Question

Use the recursive formula f(n) = 0.4 ⋅ f(n − 1) + 11 to determine the 2nd term if f(1) = 4.
A.f(2) = 11.8
B.f(2) = 12.2
C.f(2) = 12.6
D.f(2) = 13

Answer

**step1** Understanding the problem

The problem provides a rule for how to find a number in a sequence based on the number that comes before it. This rule is called a recursive formula. We are given the first number in the sequence and need to find the second number.
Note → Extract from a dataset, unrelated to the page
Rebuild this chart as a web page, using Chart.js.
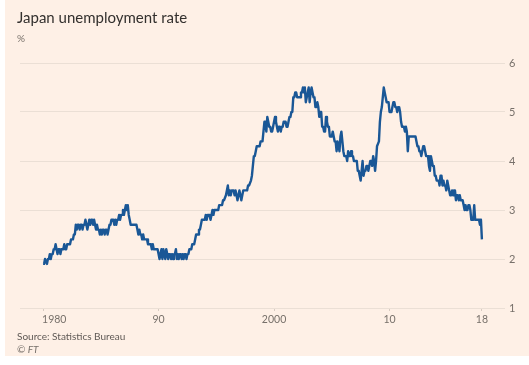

**step2** Identifying the given information

The rule given is: to find any number $$f(n)$$, we take $$0.4$$ times the previous number $$f(n-1)$$ and then add $$11$$. This can be written as $$f(n) = 0.4 \cdot f(n - 1) + 11$$.
We are also given the first number in the sequence, which is $$f(1) = 4$$.

**step3** Setting up the calculation for the second term

We want to find the second number in the sequence, which is $$f(2)$$. According to the rule, to find $$f(2)$$, we need to use the number before it, which is $$f(1)$$.
So, we can write the rule for $$f(2)$$ by replacing $$n$$ with $$2$$:
$$f(2) = 0.4 \cdot f(2 - 1) + 11$$
This simplifies to:
$$f(2) = 0.4 \cdot f(1) + 11$$

**step4** Substituting the value of the first term

We know that the first number, $$f(1)$$, is $$4$$. We will put this value into our equation for $$f(2)$$:
$$f(2) = 0.4 \cdot 4 + 11$$

**step5** Performing the multiplication

First, we need to multiply $$0.4$$ by $$4$$.
We can think of $$0.4$$ as "4 tenths".
So, "4 tenths" multiplied by $$4$$ is "16 tenths".
As a decimal, "16 tenths" is written as $$1.6$$.
Therefore, $$0.4 \cdot 4 = 1.6$$.

**step6** Performing the addition

Now, we take the result from the multiplication, $$1.6$$, and add $$11$$ to it:
$$f(2) = 1.6 + 11$$
To add $$1.6$$ and $$11$$, we can align the decimal points:
$$1.6$$
$$+ 11.0$$
$$\_\_\_\_\_$$
$$12.6$$
So, the second term in the sequence, $$f(2)$$, is $$12.6$$.

**step7** Comparing with the options

We found that $$f(2) = 12.6$$. Now, we compare this answer with the given options:
A. $$f(2) = 11.8$$
B. $$f(2) = 12.2$$
C. $$f(2) = 12.6$$
D. $$f(2) = 13$$
Our calculated value matches option C.